> **The exercise**: Look for the string "this" in every line, and copy each line that has it.

> **Exercise material**:

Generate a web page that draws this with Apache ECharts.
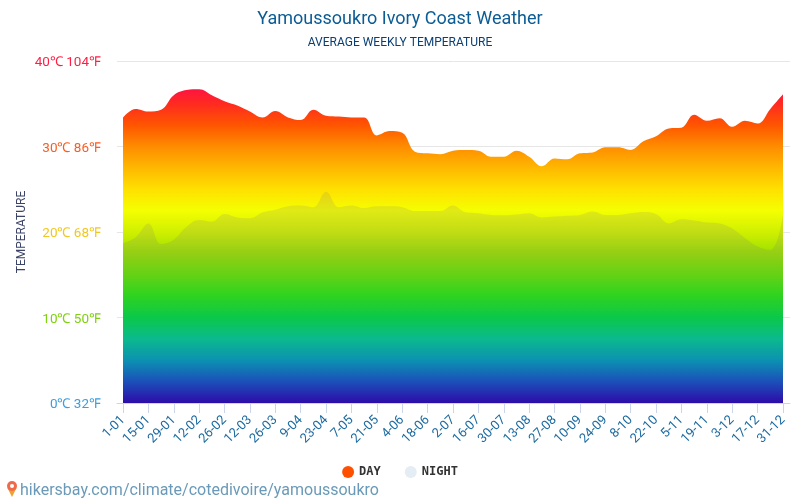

* * *

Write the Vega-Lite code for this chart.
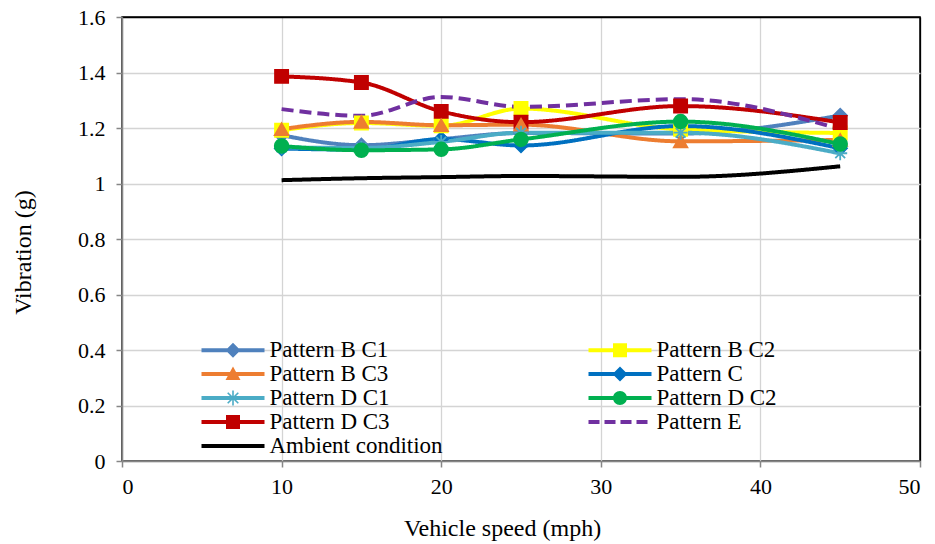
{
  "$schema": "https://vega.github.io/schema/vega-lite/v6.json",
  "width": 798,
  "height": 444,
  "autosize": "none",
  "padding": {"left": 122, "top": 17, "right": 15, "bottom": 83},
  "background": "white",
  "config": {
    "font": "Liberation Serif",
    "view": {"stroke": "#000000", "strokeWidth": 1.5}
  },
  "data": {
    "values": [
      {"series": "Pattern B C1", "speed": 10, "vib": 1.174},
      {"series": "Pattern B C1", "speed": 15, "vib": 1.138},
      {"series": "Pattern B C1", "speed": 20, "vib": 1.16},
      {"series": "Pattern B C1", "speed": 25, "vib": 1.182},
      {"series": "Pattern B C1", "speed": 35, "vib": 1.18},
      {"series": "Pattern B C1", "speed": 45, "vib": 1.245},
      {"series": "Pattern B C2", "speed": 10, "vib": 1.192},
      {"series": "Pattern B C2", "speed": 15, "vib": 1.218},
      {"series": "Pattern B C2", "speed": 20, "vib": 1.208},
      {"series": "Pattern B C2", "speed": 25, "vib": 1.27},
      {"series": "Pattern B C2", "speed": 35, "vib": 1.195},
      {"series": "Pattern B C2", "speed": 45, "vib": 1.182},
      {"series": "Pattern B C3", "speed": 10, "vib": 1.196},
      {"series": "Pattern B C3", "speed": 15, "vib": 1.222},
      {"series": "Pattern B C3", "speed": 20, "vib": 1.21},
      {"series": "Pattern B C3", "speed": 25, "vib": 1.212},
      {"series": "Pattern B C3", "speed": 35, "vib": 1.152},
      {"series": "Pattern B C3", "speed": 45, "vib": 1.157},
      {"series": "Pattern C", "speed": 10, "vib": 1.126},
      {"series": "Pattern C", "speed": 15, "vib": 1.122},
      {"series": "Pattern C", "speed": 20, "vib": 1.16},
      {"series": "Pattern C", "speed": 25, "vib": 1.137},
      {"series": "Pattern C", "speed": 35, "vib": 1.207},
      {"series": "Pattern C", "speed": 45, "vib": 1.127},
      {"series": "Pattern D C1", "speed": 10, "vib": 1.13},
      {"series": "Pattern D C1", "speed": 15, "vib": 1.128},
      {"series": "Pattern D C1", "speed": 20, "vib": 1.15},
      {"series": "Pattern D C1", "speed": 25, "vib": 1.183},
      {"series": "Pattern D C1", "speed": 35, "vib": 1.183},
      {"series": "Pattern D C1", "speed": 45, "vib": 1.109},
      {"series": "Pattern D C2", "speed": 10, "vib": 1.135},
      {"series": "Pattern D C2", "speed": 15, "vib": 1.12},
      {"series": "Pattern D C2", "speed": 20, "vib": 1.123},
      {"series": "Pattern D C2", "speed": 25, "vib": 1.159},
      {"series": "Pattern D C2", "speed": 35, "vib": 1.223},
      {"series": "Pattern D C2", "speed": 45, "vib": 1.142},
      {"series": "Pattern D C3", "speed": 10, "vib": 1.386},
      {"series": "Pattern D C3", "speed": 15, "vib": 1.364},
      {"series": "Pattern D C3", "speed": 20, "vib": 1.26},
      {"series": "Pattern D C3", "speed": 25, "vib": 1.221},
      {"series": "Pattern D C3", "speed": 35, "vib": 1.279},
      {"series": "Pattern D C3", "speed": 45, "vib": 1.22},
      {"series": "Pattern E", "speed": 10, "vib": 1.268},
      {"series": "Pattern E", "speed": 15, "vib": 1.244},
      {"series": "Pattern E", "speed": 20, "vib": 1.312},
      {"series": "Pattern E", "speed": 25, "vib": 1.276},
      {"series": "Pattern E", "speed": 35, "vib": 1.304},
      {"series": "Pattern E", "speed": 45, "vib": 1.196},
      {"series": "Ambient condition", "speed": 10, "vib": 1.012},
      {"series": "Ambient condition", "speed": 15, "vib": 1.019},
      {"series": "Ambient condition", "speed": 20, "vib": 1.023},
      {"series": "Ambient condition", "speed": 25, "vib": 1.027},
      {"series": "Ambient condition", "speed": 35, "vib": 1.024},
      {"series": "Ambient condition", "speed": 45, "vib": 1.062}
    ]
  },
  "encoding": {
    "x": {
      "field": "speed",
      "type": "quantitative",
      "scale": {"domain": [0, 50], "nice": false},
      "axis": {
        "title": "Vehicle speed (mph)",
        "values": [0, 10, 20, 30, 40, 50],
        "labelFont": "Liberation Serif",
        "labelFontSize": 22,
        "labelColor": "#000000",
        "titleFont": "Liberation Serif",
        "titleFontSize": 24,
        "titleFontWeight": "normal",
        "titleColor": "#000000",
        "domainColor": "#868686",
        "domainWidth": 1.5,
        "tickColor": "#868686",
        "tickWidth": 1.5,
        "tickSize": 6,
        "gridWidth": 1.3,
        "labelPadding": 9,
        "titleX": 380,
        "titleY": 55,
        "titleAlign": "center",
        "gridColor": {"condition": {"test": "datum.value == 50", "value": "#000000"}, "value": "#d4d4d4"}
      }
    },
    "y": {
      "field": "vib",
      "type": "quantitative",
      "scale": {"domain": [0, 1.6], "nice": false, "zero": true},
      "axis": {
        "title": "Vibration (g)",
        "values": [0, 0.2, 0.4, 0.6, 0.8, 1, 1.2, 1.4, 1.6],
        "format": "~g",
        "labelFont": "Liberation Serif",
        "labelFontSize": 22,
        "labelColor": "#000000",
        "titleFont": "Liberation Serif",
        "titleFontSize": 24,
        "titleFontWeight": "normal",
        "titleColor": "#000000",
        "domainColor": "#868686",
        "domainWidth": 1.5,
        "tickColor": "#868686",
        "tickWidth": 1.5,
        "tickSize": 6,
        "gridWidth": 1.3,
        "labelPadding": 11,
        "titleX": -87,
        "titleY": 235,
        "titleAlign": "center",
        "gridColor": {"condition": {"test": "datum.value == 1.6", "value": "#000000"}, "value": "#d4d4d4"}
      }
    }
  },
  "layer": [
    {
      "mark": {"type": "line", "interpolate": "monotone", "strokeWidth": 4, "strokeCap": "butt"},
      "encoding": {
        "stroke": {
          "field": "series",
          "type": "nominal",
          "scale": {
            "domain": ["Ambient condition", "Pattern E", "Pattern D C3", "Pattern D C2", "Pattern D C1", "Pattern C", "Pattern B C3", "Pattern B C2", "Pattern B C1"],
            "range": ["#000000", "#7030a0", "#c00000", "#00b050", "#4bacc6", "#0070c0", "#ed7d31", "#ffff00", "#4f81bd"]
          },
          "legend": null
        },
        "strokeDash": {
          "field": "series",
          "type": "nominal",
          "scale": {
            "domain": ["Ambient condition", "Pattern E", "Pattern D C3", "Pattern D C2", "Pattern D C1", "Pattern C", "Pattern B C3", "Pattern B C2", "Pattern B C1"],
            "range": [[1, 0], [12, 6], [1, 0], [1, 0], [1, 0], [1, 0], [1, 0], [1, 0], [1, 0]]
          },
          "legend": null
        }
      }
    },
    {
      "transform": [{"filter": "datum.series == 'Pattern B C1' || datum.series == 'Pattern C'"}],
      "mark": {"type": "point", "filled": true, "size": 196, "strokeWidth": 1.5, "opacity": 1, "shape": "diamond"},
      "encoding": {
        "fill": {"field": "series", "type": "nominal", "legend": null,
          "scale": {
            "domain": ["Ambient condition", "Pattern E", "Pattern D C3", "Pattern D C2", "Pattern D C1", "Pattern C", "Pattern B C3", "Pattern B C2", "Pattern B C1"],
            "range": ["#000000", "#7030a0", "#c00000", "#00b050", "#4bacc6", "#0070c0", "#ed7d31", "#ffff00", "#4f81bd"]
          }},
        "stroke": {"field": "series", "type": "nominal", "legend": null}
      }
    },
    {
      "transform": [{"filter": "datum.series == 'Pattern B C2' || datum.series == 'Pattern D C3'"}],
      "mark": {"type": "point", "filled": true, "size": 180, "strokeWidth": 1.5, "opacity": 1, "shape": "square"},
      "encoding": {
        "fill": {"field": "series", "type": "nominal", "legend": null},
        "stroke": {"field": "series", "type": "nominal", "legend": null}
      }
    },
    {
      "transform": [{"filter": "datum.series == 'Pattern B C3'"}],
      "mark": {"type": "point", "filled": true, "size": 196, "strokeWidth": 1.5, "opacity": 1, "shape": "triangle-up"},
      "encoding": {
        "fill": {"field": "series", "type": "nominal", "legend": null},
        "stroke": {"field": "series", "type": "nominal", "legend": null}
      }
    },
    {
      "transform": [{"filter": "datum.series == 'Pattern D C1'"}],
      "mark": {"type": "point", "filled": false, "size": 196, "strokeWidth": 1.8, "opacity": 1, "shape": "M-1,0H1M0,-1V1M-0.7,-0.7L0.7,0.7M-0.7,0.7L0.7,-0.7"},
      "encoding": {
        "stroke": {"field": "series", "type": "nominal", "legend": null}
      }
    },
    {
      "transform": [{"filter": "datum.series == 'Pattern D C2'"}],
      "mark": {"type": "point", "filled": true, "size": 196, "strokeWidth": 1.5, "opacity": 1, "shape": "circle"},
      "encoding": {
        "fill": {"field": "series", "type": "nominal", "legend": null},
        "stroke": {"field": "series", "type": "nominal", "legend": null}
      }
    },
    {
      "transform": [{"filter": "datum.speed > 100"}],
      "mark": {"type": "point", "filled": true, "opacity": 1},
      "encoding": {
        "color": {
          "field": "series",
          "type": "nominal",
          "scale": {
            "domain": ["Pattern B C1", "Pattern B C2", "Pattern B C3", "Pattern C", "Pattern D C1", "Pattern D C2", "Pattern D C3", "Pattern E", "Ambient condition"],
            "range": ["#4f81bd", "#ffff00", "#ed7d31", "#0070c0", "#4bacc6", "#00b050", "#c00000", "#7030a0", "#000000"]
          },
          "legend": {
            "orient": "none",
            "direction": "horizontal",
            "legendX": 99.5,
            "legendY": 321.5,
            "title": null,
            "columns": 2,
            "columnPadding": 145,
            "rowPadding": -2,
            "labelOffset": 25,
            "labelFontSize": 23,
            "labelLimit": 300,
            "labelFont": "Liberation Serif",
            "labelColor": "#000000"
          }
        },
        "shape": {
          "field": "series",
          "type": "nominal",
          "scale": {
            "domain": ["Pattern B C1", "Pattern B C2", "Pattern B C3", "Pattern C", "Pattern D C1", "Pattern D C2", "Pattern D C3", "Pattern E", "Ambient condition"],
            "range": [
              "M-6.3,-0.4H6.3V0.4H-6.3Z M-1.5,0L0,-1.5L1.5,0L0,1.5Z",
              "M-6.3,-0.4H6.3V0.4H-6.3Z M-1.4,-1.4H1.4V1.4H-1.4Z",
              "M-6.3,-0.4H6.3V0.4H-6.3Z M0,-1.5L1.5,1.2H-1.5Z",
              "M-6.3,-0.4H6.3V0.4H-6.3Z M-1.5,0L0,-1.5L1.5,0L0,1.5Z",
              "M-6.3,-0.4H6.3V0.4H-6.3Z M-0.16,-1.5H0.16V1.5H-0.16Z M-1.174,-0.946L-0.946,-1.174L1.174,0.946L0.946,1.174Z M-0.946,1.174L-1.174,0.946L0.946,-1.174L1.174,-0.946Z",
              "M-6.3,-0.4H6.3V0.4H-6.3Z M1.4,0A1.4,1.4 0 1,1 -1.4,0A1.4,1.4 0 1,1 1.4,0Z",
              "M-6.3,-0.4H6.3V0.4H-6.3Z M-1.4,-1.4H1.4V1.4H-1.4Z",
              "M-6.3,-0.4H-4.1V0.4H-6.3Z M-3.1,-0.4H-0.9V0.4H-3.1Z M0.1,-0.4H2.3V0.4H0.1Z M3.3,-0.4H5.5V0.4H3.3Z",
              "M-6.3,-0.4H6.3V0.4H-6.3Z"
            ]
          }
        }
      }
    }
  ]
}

> **Answer in full**:
Generate a web page that draws this with Apache ECharts.
Write the Vega-Lite code for this chart.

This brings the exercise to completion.